Aim of the exercise
Reproduce the listing below exactly, minus its pictures.

Dataset extract

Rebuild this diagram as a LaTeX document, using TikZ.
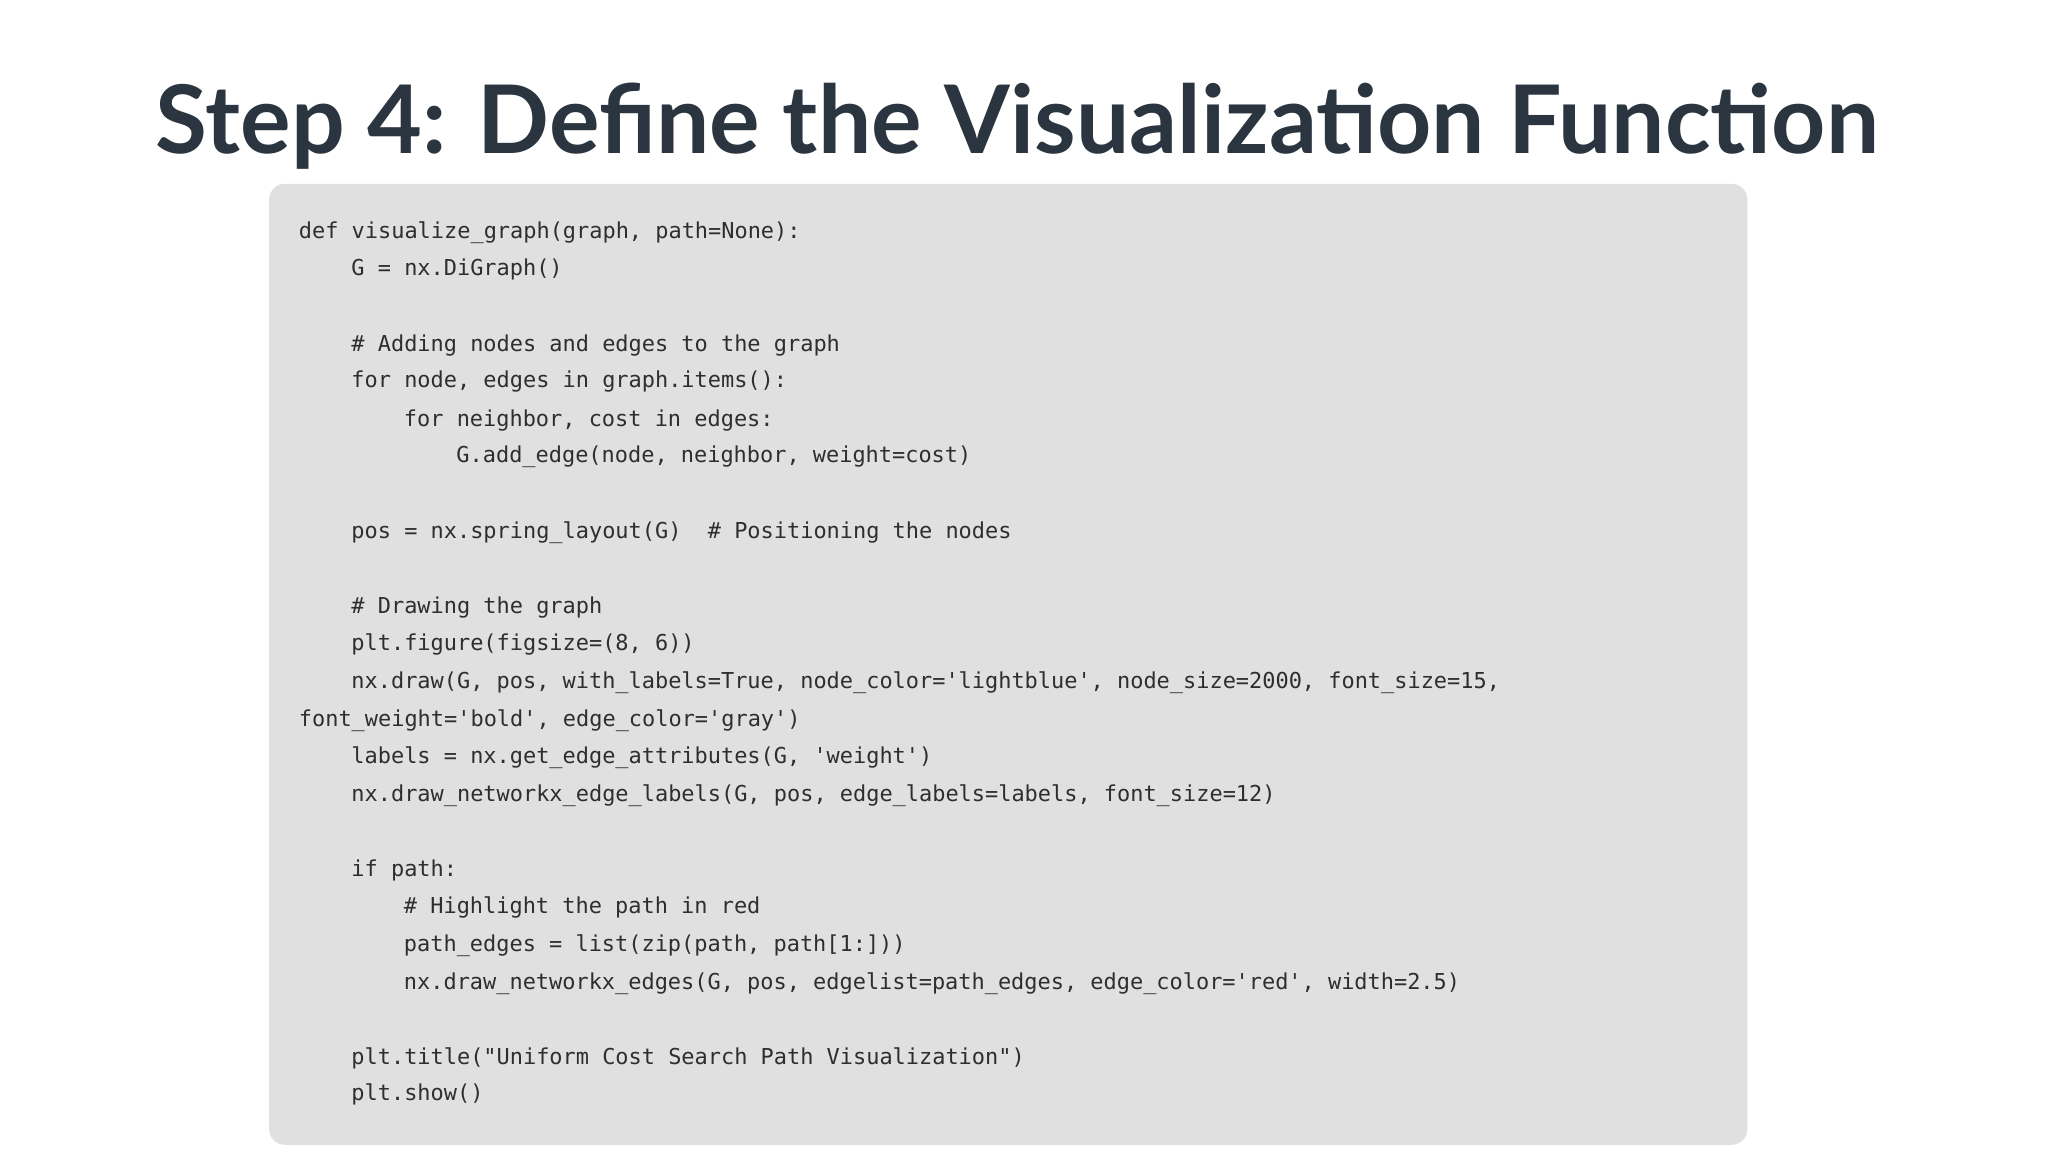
\documentclass[tikz,border=0pt]{standalone}
\usepackage{fontspec}
\setmonofont{DejaVu Sans Mono}
\newfontfamily\titlefont{Lato}
\definecolor{titlec}{HTML}{2B3540}
\definecolor{boxc}{HTML}{E0E0E0}
\definecolor{codec}{HTML}{2E2E2E}
\tikzset{codeline/.style={anchor=west,inner sep=0pt,text=codec,font=\ttfamily\fontsize{4.75pt}{5pt}\selectfont}}
\begin{document}
\begin{tikzpicture}[x=0.01cm,y=-0.01cm]
\useasboundingbox[fill=white] (0,0) rectangle (1560,877);
\node[anchor=base west,inner sep=0pt,text=titlec,font=\titlefont\bfseries\fontsize{20.5pt}{24pt}\selectfont] (title) at (118,117) {Step 4: Define the Visualization Function};
\fill[boxc,rounded corners=0.12cm] (205,140) rectangle (1331,872);
\node[codeline] (l1) at (227,177) {def visualize\_graph(graph, path=None):};
\node[codeline] (l2) at (267,205) {G = nx.DiGraph()};
\node[codeline] (l3) at (267,263) {\# Adding nodes and edges to the graph};
\node[codeline] (l4) at (267,291) {for node, edges in graph.items():};
\node[codeline] (l5) at (307,320) {for neighbor, cost in edges:};
\node[codeline] (l6) at (347,348) {G.add\_edge(node, neighbor, weight=cost)};
\node[codeline] (l7) at (267,406) {pos = nx.spring\_layout(G)\ \ \# Positioning the nodes};
\node[codeline] (l8) at (267,463) {\# Drawing the graph};
\node[codeline] (l9) at (267,491) {plt.figure(figsize=(8, 6))};
\node[codeline] (l10) at (267,520) {nx.draw(G, pos, with\_labels=True, node\_color='lightblue', node\_size=2000, font\_size=15,};
\node[codeline] (l11) at (227,549) {font\_weight='bold', edge\_color='gray')};
\node[codeline] (l12) at (267,577) {labels = nx.get\_edge\_attributes(G, 'weight')};
\node[codeline] (l13) at (267,606) {nx.draw\_networkx\_edge\_labels(G, pos, edge\_labels=labels, font\_size=12)};
\node[codeline] (l14) at (267,663) {if path:};
\node[codeline] (l15) at (307,691) {\# Highlight the path in red};
\node[codeline] (l16) at (307,720) {path\_edges = list(zip(path, path[1:]))};
\node[codeline] (l17) at (307,749) {nx.draw\_networkx\_edges(G, pos, edgelist=path\_edges, edge\_color='red', width=2.5)};
\node[codeline] (l18) at (267,806) {plt.title("Uniform Cost Search Path Visualization")};
\node[codeline] (l19) at (267,834) {plt.show()};
\end{tikzpicture}
\end{document}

Solution to this problem
Rebuild this diagram as a LaTeX document, using TikZ.
\documentclass[tikz,border=0pt]{standalone}
\usepackage{fontspec}
\setmonofont{DejaVu Sans Mono}
\newfontfamily\titlefont{Lato}
\definecolor{titlec}{HTML}{2B3540}
\definecolor{boxc}{HTML}{E0E0E0}
\definecolor{codec}{HTML}{2E2E2E}
\tikzset{codeline/.style={anchor=west,inner sep=0pt,text=codec,font=\ttfamily\fontsize{4.75pt}{5pt}\selectfont}}
\begin{document}
\begin{tikzpicture}[x=0.01cm,y=-0.01cm]
\useasboundingbox[fill=white] (0,0) rectangle (1560,877);
\node[anchor=base west,inner sep=0pt,text=titlec,font=\titlefont\bfseries\fontsize{20.5pt}{24pt}\selectfont] (title) at (118,117) {Step 4: Define the Visualization Function};
\fill[boxc,rounded corners=0.12cm] (205,140) rectangle (1331,872);
\node[codeline] (l1) at (227,177) {def visualize\_graph(graph, path=None):};
\node[codeline] (l2) at (267,205) {G = nx.DiGraph()};
\node[codeline] (l3) at (267,263) {\# Adding nodes and edges to the graph};
\node[codeline] (l4) at (267,291) {for node, edges in graph.items():};
\node[codeline] (l5) at (307,320) {for neighbor, cost in edges:};
\node[codeline] (l6) at (347,348) {G.add\_edge(node, neighbor, weight=cost)};
\node[codeline] (l7) at (267,406) {pos = nx.spring\_layout(G)\ \ \# Positioning the nodes};
\node[codeline] (l8) at (267,463) {\# Drawing the graph};
\node[codeline] (l9) at (267,491) {plt.figure(figsize=(8, 6))};
\node[codeline] (l10) at (267,520) {nx.draw(G, pos, with\_labels=True, node\_color='lightblue', node\_size=2000, font\_size=15,};
\node[codeline] (l11) at (227,549) {font\_weight='bold', edge\_color='gray')};
\node[codeline] (l12) at (267,577) {labels = nx.get\_edge\_attributes(G, 'weight')};
\node[codeline] (l13) at (267,606) {nx.draw\_networkx\_edge\_labels(G, pos, edge\_labels=labels, font\_size=12)};
\node[codeline] (l14) at (267,663) {if path:};
\node[codeline] (l15) at (307,691) {\# Highlight the path in red};
\node[codeline] (l16) at (307,720) {path\_edges = list(zip(path, path[1:]))};
\node[codeline] (l17) at (307,749) {nx.draw\_networkx\_edges(G, pos, edgelist=path\_edges, edge\_color='red', width=2.5)};
\node[codeline] (l18) at (267,806) {plt.title("Uniform Cost Search Path Visualization")};
\node[codeline] (l19) at (267,834) {plt.show()};
\end{tikzpicture}
\end{document}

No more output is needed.